Holding — Dennis, J.
- The Louisiana Supreme Court held that the insurance policy was in effect at the time of the loss and reversed the Court of Appeal's decision.
Rule
- An insurance policy remains in effect until the underlying obligation is fully discharged, even if a payment is made by check that is later honored.
Reasoning
- The Louisiana Supreme Court reasoned that the obligation was not discharged until the check was honored by the drawee bank on April 10, 1980, which was after the fire.
- The court noted that Ivy's payment by check was a conditional payment, meaning that it did not discharge the debt until the check was cashed.
- The court explained that this rule protects debtors from unfair treatment by creditors who might not present a check before the debt becomes due.
- Thus, even though the insurance policy stated that coverage would terminate when the debt was fully paid, the loss occurred while the insurance was still active.
- The court concluded that Ivy's rights under the insurance policy vested upon the occurrence of the loss and could not be negated by subsequent events.
- The court affirmed the trial court's judgment, including the award for penalties and attorney's fees.
Deep Dive: How the Court Reached Its Decision
Court's Analysis of Payment Timing
The Louisiana Supreme Court began its analysis by addressing the timing of the payment made by T. J. Ivy, Sr. The court noted that Ivy had mailed the final installment check to Ford Motor Credit Company on April 3, 1980, and that the check was endorsed by Ford on April 7, 1980. However, it was not until April 10, 1980, that the check was honored by the drawee bank. The court emphasized that the question of whether the insurance policy was still in effect hinged on when the obligation was considered discharged. It argued that according to Louisiana law, a check acts as a conditional payment, which means that the underlying debt remains until the check is cashed or honored by the bank. Therefore, the court concluded that the payment obligation was not discharged until April 10, 1980, making the insurance coverage active at the time of the loss on April 9, 1980. This conclusion was critical in establishing that the policy had not expired prior to the fire incident, and thus, Ivy's claim for coverage remained valid.

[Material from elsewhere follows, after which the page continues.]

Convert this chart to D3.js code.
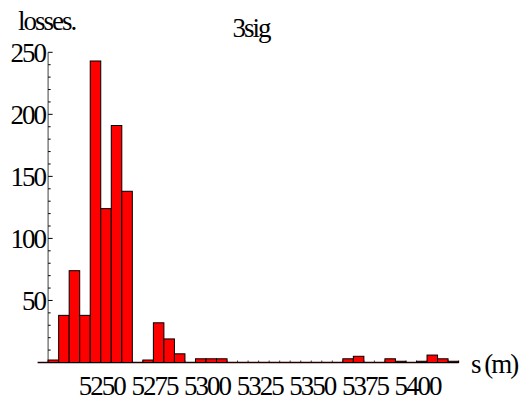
<!DOCTYPE html>
<html>
<head>
<meta charset="utf-8">
<script src="https://cdn.jsdelivr.net/npm/d3@7"></script>
<style>
  body { margin: 0; background: #fff; }
  text { font-family: "Liberation Serif", "DejaVu Serif", serif; font-size: 27px; letter-spacing: -2px; fill: #000; }
</style>
</head>
<body>
<svg id="chart" width="524" height="400"></svg>
<script>
// histogram bins (left edge, 5 m wide) and counts
const binStarts = [5220, 5225, 5230, 5235, 5240, 5245, 5250, 5255, 5260, 5265,
                   5270, 5275, 5280, 5285, 5290, 5295, 5300, 5305, 5310, 5315,
                   5320, 5325, 5330, 5335, 5340, 5345, 5350, 5355, 5360, 5365,
                   5370, 5375, 5380, 5385, 5390, 5395, 5400, 5405, 5410, 5415];
const counts = [0, 2, 38, 74, 38, 243, 124, 191, 138, 0,
                2, 32, 19, 7, 0, 3, 3, 3, 0, 0,
                0, 0, 0, 0, 0, 0, 0, 0, 0, 3,
                5, 0, 0, 3, 1, 0, 1, 6, 3, 1];
const binWidth = 5;
const xTicks = [5250, 5275, 5300, 5325, 5350, 5375, 5400];
const yTicks = [50, 100, 150, 200, 250];

const svg = d3.select("#chart");

const x = d3.scaleLinear().domain([5220, 5420]).range([37.6, 458.6]);
const y = d3.scaleLinear().domain([0, 250]).range([362.5, 52.3]);

// small ticks along the baseline at every bin edge
const minorX = d3.range(5225, 5421, 5);
svg.append("g").selectAll("line")
  .data(minorX)
  .enter().append("line")
  .attr("x1", d => x(d)).attr("x2", d => x(d))
  .attr("y1", y(0)).attr("y2", y(0) - 2)
  .attr("stroke", "#444").attr("stroke-width", 1);

// y axis (gray line, ticks pointing into the plot)
const yAxisX = x(5225);
svg.append("line")
  .attr("x1", yAxisX).attr("x2", yAxisX)
  .attr("y1", y(0)).attr("y2", y(250))
  .attr("stroke", "#808080").attr("stroke-width", 1.5);

const minorY = d3.range(10, 251, 10);
svg.append("g").selectAll("line")
  .data(minorY)
  .enter().append("line")
  .attr("x1", yAxisX).attr("x2", d => yAxisX + (d % 50 === 0 ? 4.5 : 2.5))
  .attr("y1", d => y(d)).attr("y2", d => y(d))
  .attr("stroke", "#000").attr("stroke-width", 1);

svg.append("g").selectAll("text")
  .data(yTicks)
  .enter().append("text")
  .attr("x", 45)
  .attr("y", d => y(d))
  .attr("dy", "0.36em")
  .attr("text-anchor", "end")
  .text(d => d);

// x tick labels
svg.append("g").selectAll("text")
  .data(xTicks)
  .enter().append("text")
  .attr("x", d => x(d) + 1)
  .attr("y", 395)
  .attr("text-anchor", "middle")
  .text(d => d);

// baseline (zero-height bins show up as a dark line)
svg.append("line")
  .attr("x1", x(5220)).attr("x2", x(5420))
  .attr("y1", y(0)).attr("y2", y(0))
  .attr("stroke", "#200").attr("stroke-width", 1.5);

// bars
svg.append("g").selectAll("rect")
  .data(binStarts.map((s, i) => ({ s: s, c: counts[i] })).filter(d => d.c > 0))
  .enter().append("rect")
  .attr("x", d => x(d.s))
  .attr("y", d => y(d.c))
  .attr("width", d => x(d.s + binWidth) - x(d.s))
  .attr("height", d => y(0) - y(d.c))
  .attr("fill", "#ff0000")
  .attr("stroke", "#000")
  .attr("stroke-width", 1);

// labels
svg.append("text").attr("x", 18).attr("y", 30).text("losses.");
svg.append("text").attr("x", 251).attr("y", 36.5).attr("text-anchor", "middle").text("3sig");
svg.append("text").attr("x", 471).attr("y", 373).text("s (m)");
</script>
</body>
</html>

Application of Conditional Payment Rule
The court further explained the concept of conditional payments, citing that when a debtor tendered a check, it did not result in an automatic discharge of the debt until the check was honored. This principle was rooted in the need to protect debtors from potential unfair treatment by creditors who might delay presenting checks for payment. The court referenced earlier cases establishing that payment by check is generally treated as conditional unless expressly agreed otherwise. It noted that this rule was designed to prevent creditors from later arguing that a debt was not paid on time based on their actions or inactions regarding the check. By applying this principle, the court maintained that even though the insurance policy stated that coverage would terminate once the installment contract was fully paid, the loss occurred while the insurance was still active due to the nature of the payment. Thus, the court affirmed that Ivy's entitlement to insurance coverage remained intact at the time of the fire.
Impact of Loss Timing on Insurance Coverage
The court also emphasized that Ivy's rights under the insurance policy vested upon the occurrence of the loss, meaning that the timing of the fire was critical in determining coverage. It argued that even if the check had a delayed effect on the discharge of the debt, the loss itself created an immediate right to claim under the policy. The court reasoned that allowing the discharge of the debt to negate the insurance coverage would undermine the purpose of the insurance contract, which was to provide protection against such losses. Therefore, the court concluded that the insurance policy remained in effect at the time of the fire, and Ivy was entitled to recover damages for his loss. The ruling reinforced the principle that insurance rights could not be retroactively affected by subsequent events that occurred after the loss had taken place.
Reversal of Court of Appeal Decision
In its final reasoning, the Louisiana Supreme Court reversed the decision of the Court of Appeal, which had dismissed Ivy's suit. The Supreme Court's ruling reinstated the trial court's findings, which had determined that the insurance policy was valid at the time of the fire. The court noted that the appellate court had misinterpreted the impact of the conditional payment ruling on the insurance contract. By clarifying the relationship between the payment timing and the insurance coverage, the Supreme Court highlighted the importance of contractual rights in determining the obligations of insurers. Consequently, the court affirmed the trial court's judgment, including the award for penalties and attorney's fees, reinforcing that the insurer's failure to pay was without probable cause given the circumstances surrounding the timing of the check and the loss.
Conclusion on Insurance Policy Validity
Ultimately, the Louisiana Supreme Court concluded that the insurance policy held by Ivy was indeed in effect at the time of the loss due to the conditional nature of the check payment. The court's reasoning underscored that the discharge of the underlying obligation did not occur until the check was honored by the bank, which was after the fire incident. This ruling not only affirmed Ivy's rights under the insurance policy but also established a precedent for future cases involving conditional payments and insurance obligations. By reversing the appellate decision, the Supreme Court reinforced the principle that the timing of payment and the occurrence of loss are crucial factors in determining insurance coverage, thus protecting the insured's rights against the insurer's potential misinterpretations of contractual terms.